- [Stated goal] Produce an exact transcription of the listing below, omitting the pictures.

- [Code that draws figures]
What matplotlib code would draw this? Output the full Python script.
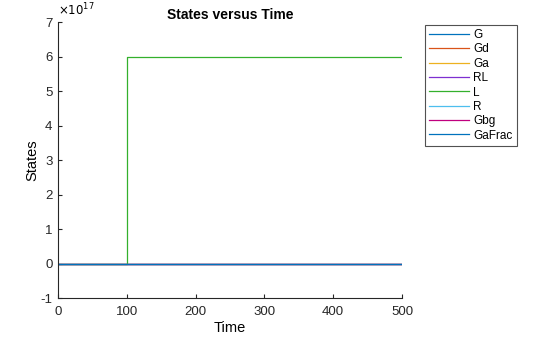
import numpy as np
import matplotlib.pyplot as plt

# simulation output: step in L at t = 100, everything else stays at zero
time = [0, 100, 100, 500]
G = [0, 0, 0, 0]
Gd = [0, 0, 0, 0]
Ga = [0, 0, 0, 0]
RL = [0, 0, 0, 0]
L = [0, 0, 6.0e17, 6.0e17]
R = [0, 0, 0, 0]
Gbg = [0, 0, 0, 0]
GaFrac = [0, 0, 0, 0]

names = ["G", "Gd", "Ga", "RL", "L", "R", "Gbg", "GaFrac"]
colors = ["#0072BD", "#D95319", "#EDB120", "#7E2FD0", "#34B02C", "#4DBEEE", "#C0007F", "#0072BD"]

plt.rcParams['font.family'] = ['Arial', 'Liberation Sans', 'DejaVu Sans']

fig = plt.figure(figsize=(5.6, 3.37), dpi=100)
ax = fig.add_axes([0.1036, 0.1157, 0.6143, 0.819])

series = [G, Gd, Ga, RL, L, R, Gbg, GaFrac]
for i in range(len(series)):
    ax.plot(time, series[i], color=colors[i], lw=0.9, label=names[i])

ax.set_xlim(0, 500)
ax.set_ylim(-1e17, 7e17)
ax.set_xticks(range(0, 501, 100))
ax.set_yticks(np.arange(-1, 8) * 1e17)
ax.set_yticklabels([str(v) for v in range(-1, 8)])
ax.text(0.0, 1.015, r"$\times10^{17}$", transform=ax.transAxes, fontsize=8.5, va='bottom', ha='left')

for side in ["top", "right"]:
    ax.spines[side].set_visible(False)
for side in ["left", "bottom"]:
    ax.spines[side].set_color("#262626")
    ax.spines[side].set_linewidth(0.8)
ax.tick_params(direction='in', length=3, width=0.8, labelsize=9.5, colors="#262626")
ax.tick_params(axis='x', pad=6)
ax.tick_params(axis='y', pad=4)

ax.set_title("States versus Time", fontsize=10, fontweight='bold', pad=2.5)
ax.set_xlabel("Time", fontsize=10.5, labelpad=2)
ax.set_ylabel("States", fontsize=10.5, labelpad=1)

leg = fig.legend(loc="upper left", bbox_to_anchor=(0.759, 0.926), fontsize=8.5,
                 fancybox=False, edgecolor="#262626", handlelength=3.4,
                 labelspacing=0.2, handletextpad=0.35, borderpad=0.35, borderaxespad=0)
leg.get_frame().set_linewidth(0.8)

fig.savefig("out.png", dpi=100)
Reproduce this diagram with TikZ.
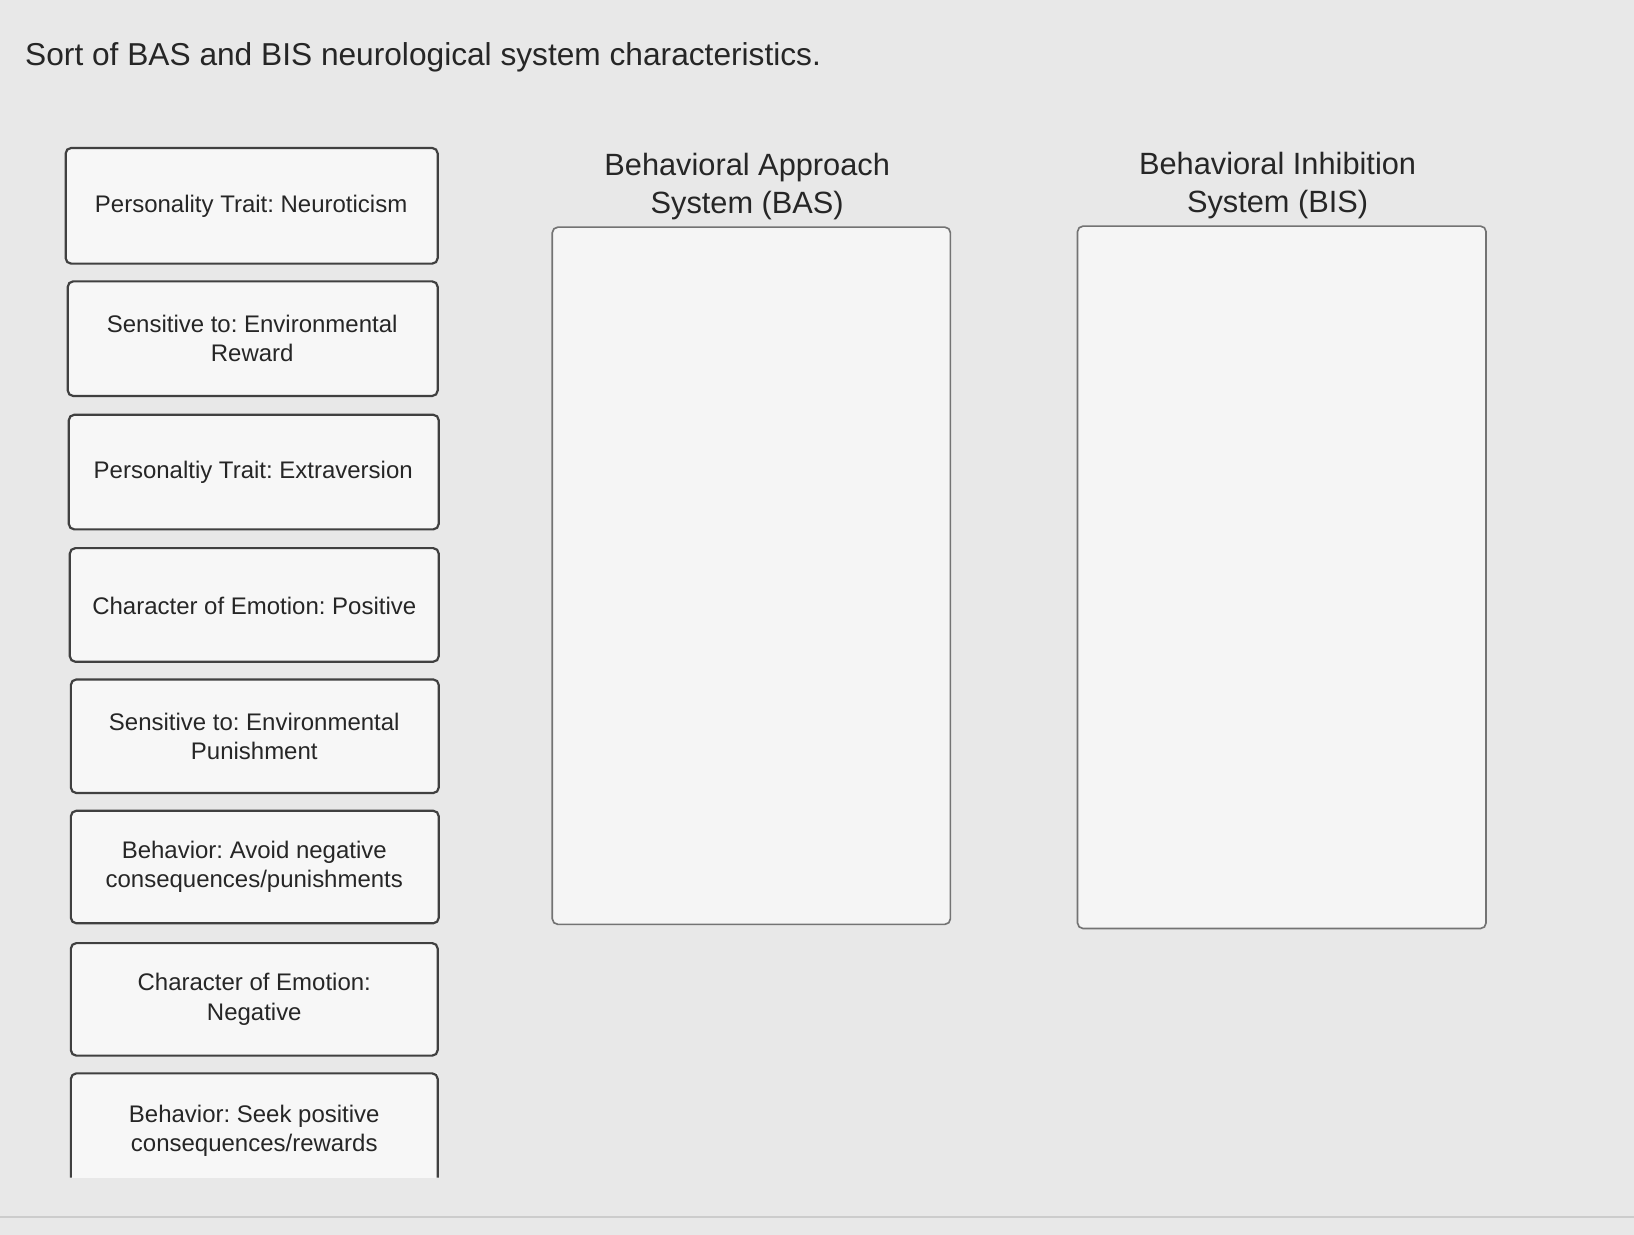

- [The reply]
What matplotlib code would draw this? Output the full Python script.
import numpy as np
import matplotlib.pyplot as plt

# simulation output: step in L at t = 100, everything else stays at zero
time = [0, 100, 100, 500]
G = [0, 0, 0, 0]
Gd = [0, 0, 0, 0]
Ga = [0, 0, 0, 0]
RL = [0, 0, 0, 0]
L = [0, 0, 6.0e17, 6.0e17]
R = [0, 0, 0, 0]
Gbg = [0, 0, 0, 0]
GaFrac = [0, 0, 0, 0]

names = ["G", "Gd", "Ga", "RL", "L", "R", "Gbg", "GaFrac"]
colors = ["#0072BD", "#D95319", "#EDB120", "#7E2FD0", "#34B02C", "#4DBEEE", "#C0007F", "#0072BD"]

plt.rcParams['font.family'] = ['Arial', 'Liberation Sans', 'DejaVu Sans']

fig = plt.figure(figsize=(5.6, 3.37), dpi=100)
ax = fig.add_axes([0.1036, 0.1157, 0.6143, 0.819])

series = [G, Gd, Ga, RL, L, R, Gbg, GaFrac]
for i in range(len(series)):
    ax.plot(time, series[i], color=colors[i], lw=0.9, label=names[i])

ax.set_xlim(0, 500)
ax.set_ylim(-1e17, 7e17)
ax.set_xticks(range(0, 501, 100))
ax.set_yticks(np.arange(-1, 8) * 1e17)
ax.set_yticklabels([str(v) for v in range(-1, 8)])
ax.text(0.0, 1.015, r"$\times10^{17}$", transform=ax.transAxes, fontsize=8.5, va='bottom', ha='left')

for side in ["top", "right"]:
    ax.spines[side].set_visible(False)
for side in ["left", "bottom"]:
    ax.spines[side].set_color("#262626")
    ax.spines[side].set_linewidth(0.8)
ax.tick_params(direction='in', length=3, width=0.8, labelsize=9.5, colors="#262626")
ax.tick_params(axis='x', pad=6)
ax.tick_params(axis='y', pad=4)

ax.set_title("States versus Time", fontsize=10, fontweight='bold', pad=2.5)
ax.set_xlabel("Time", fontsize=10.5, labelpad=2)
ax.set_ylabel("States", fontsize=10.5, labelpad=1)

leg = fig.legend(loc="upper left", bbox_to_anchor=(0.759, 0.926), fontsize=8.5,
                 fancybox=False, edgecolor="#262626", handlelength=3.4,
                 labelspacing=0.2, handletextpad=0.35, borderpad=0.35, borderaxespad=0)
leg.get_frame().set_linewidth(0.8)

fig.savefig("out.png", dpi=100)
Reproduce this diagram with TikZ.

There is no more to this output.